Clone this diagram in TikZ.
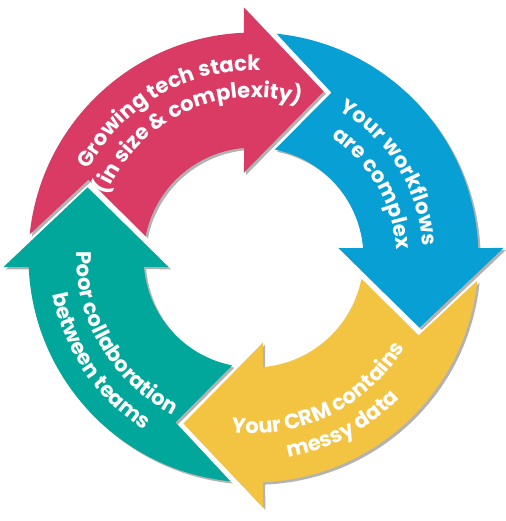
\documentclass[tikz,border=0pt]{standalone}
\usepackage{fontspec}
\setmainfont{Poppins}
\usetikzlibrary{shadows,decorations.text}

\definecolor{crimson}{HTML}{D93B65}
\definecolor{skyblue}{HTML}{08A0D4}
\definecolor{mustard}{HTML}{F3C442}
\definecolor{seagreen}{HTML}{00A79A}

\newcommand{\lblfont}{\color{white}\bfseries\fontsize{12}{14}\selectfont}

\tikzset{
  ring/.style={fill=#1, drop shadow={shadow xshift=0.45mm, shadow yshift=-0.45mm, opacity=0.3, fill=black}},
  ringtext/.style={decorate, decoration={text along path, text align=center, text={#1}}},
}

% one arrow of the ring, turned by #1 degrees
\newcommand{\ringarrow}[2]{%
  \fill[ring=#2] ({#1+174.1}:225) arc[start angle={#1+174.1}, end angle={#1+92.42}, radius=225]
    -- ({#1+92.18}:250.2) -- ({#1+67.1}:180.2) -- ({#1+96.38}:85.5)
    -- ({#1+94.95}:110) arc[start angle={#1+94.95}, end angle={#1+168.8}, radius=110]
    -- ({#1+154.7}:182.5) -- cycle;}

\begin{document}
\begin{tikzpicture}[x=0.2mm, y=0.2mm]

        \useasboundingbox (-253.5,-263.5) rectangle (252.5,257.5);

        % Draw the four arrows of the cycle
        \ringarrow{0}{crimson}
        \ringarrow{-90}{skyblue}
        \ringarrow{-180}{mustard}
        \ringarrow{-270}{seagreen}

        % Labels along the arcs
        \path[ringtext={|\lblfont|Growing tech stack}] (180:187) arc[start angle=180, end angle=60, radius=187];
        \path[ringtext={|\lblfont|(in size {\&} complexity)}] (175:160) arc[start angle=175, end angle=55, radius=160];

        \path[ringtext={|\lblfont|Your workflows}] (92:170) arc[start angle=92, end angle=-28, radius=170];
        \path[ringtext={|\lblfont|are complex}] (90:143) arc[start angle=90, end angle=-30, radius=143];

        \path[ringtext={|\lblfont|Your CRM contains}] (-124:176) arc[start angle=-124, end angle=-4, radius=176];
        \path[ringtext={|\lblfont|messy data}] (-122:203) arc[start angle=-122, end angle=-2, radius=203];

        \path[ringtext={|\lblfont|Poor collaboration}] (150.5:177) arc[start angle=150.5, end angle=270.5, radius=177];
        \path[ringtext={|\lblfont|between teams}] (154:204) arc[start angle=154, end angle=274, radius=204];

\end{tikzpicture}
\end{document}
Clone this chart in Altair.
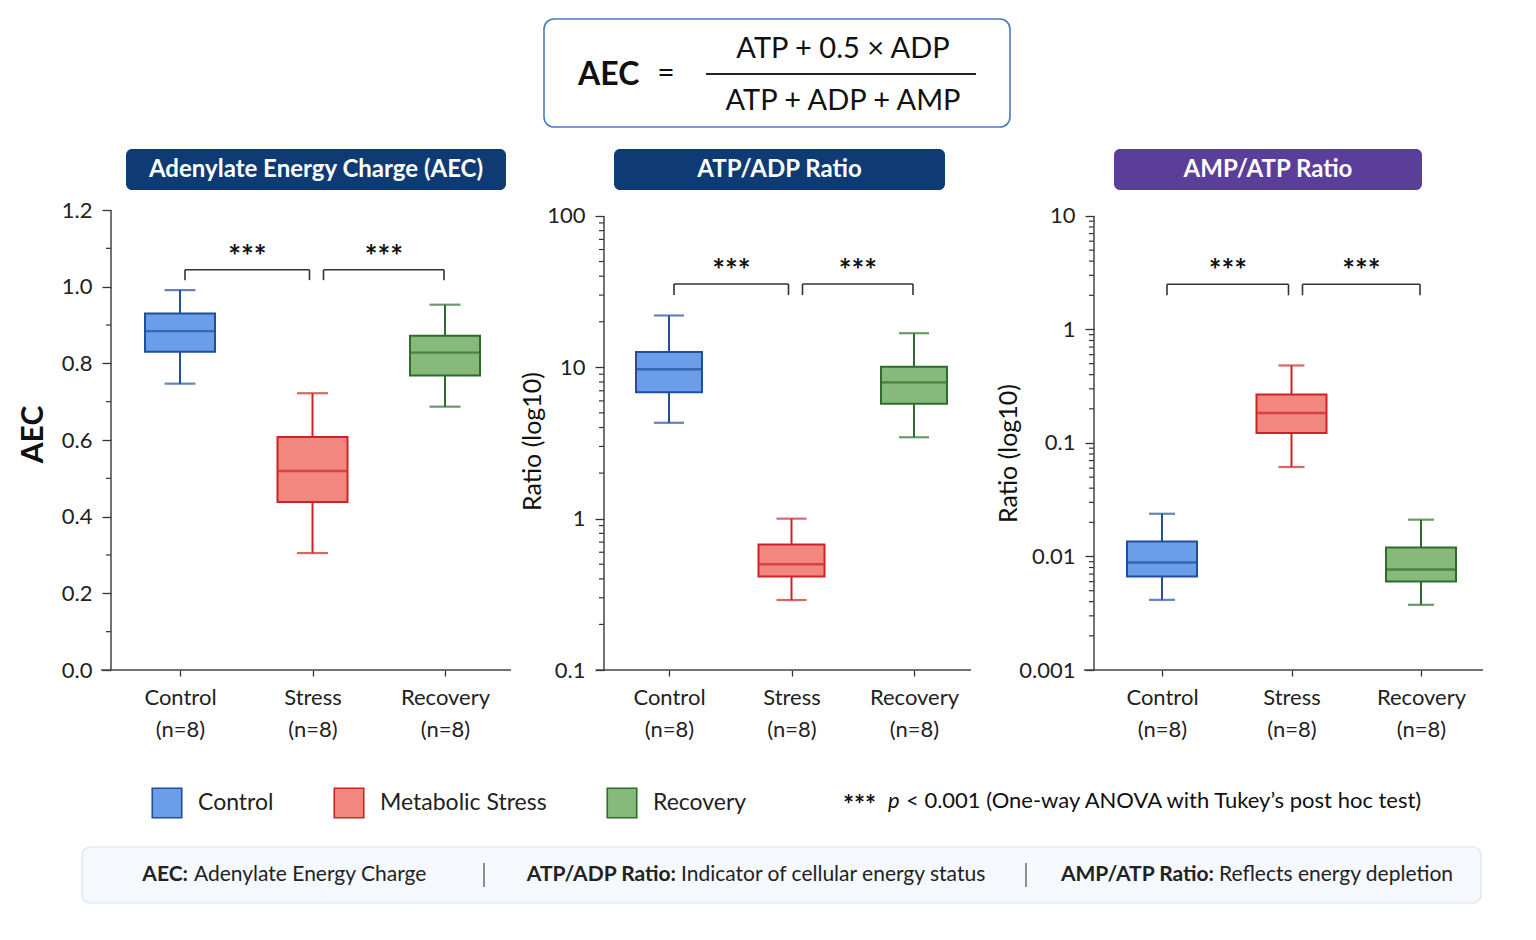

------------------------------------

WRITTEN TASK:
Please extract exactly the lines of the data, from the first through the line containing "end angle=-2, radius=203];", and add no pictures to the copy.

WRITTEN SOLUTION:
Clone this diagram in TikZ.
\documentclass[tikz,border=0pt]{standalone}
\usepackage{fontspec}
\setmainfont{Poppins}
\usetikzlibrary{shadows,decorations.text}

\definecolor{crimson}{HTML}{D93B65}
\definecolor{skyblue}{HTML}{08A0D4}
\definecolor{mustard}{HTML}{F3C442}
\definecolor{seagreen}{HTML}{00A79A}

\newcommand{\lblfont}{\color{white}\bfseries\fontsize{12}{14}\selectfont}

\tikzset{
  ring/.style={fill=#1, drop shadow={shadow xshift=0.45mm, shadow yshift=-0.45mm, opacity=0.3, fill=black}},
  ringtext/.style={decorate, decoration={text along path, text align=center, text={#1}}},
}

% one arrow of the ring, turned by #1 degrees
\newcommand{\ringarrow}[2]{%
  \fill[ring=#2] ({#1+174.1}:225) arc[start angle={#1+174.1}, end angle={#1+92.42}, radius=225]
    -- ({#1+92.18}:250.2) -- ({#1+67.1}:180.2) -- ({#1+96.38}:85.5)
    -- ({#1+94.95}:110) arc[start angle={#1+94.95}, end angle={#1+168.8}, radius=110]
    -- ({#1+154.7}:182.5) -- cycle;}

\begin{document}
\begin{tikzpicture}[x=0.2mm, y=0.2mm]

        \useasboundingbox (-253.5,-263.5) rectangle (252.5,257.5);

        % Draw the four arrows of the cycle
        \ringarrow{0}{crimson}
        \ringarrow{-90}{skyblue}
        \ringarrow{-180}{mustard}
        \ringarrow{-270}{seagreen}

        % Labels along the arcs
        \path[ringtext={|\lblfont|Growing tech stack}] (180:187) arc[start angle=180, end angle=60, radius=187];
        \path[ringtext={|\lblfont|(in size {\&} complexity)}] (175:160) arc[start angle=175, end angle=55, radius=160];

        \path[ringtext={|\lblfont|Your workflows}] (92:170) arc[start angle=92, end angle=-28, radius=170];
        \path[ringtext={|\lblfont|are complex}] (90:143) arc[start angle=90, end angle=-30, radius=143];

        \path[ringtext={|\lblfont|Your CRM contains}] (-124:176) arc[start angle=-124, end angle=-4, radius=176];
        \path[ringtext={|\lblfont|messy data}] (-122:203) arc[start angle=-122, end angle=-2, radius=203];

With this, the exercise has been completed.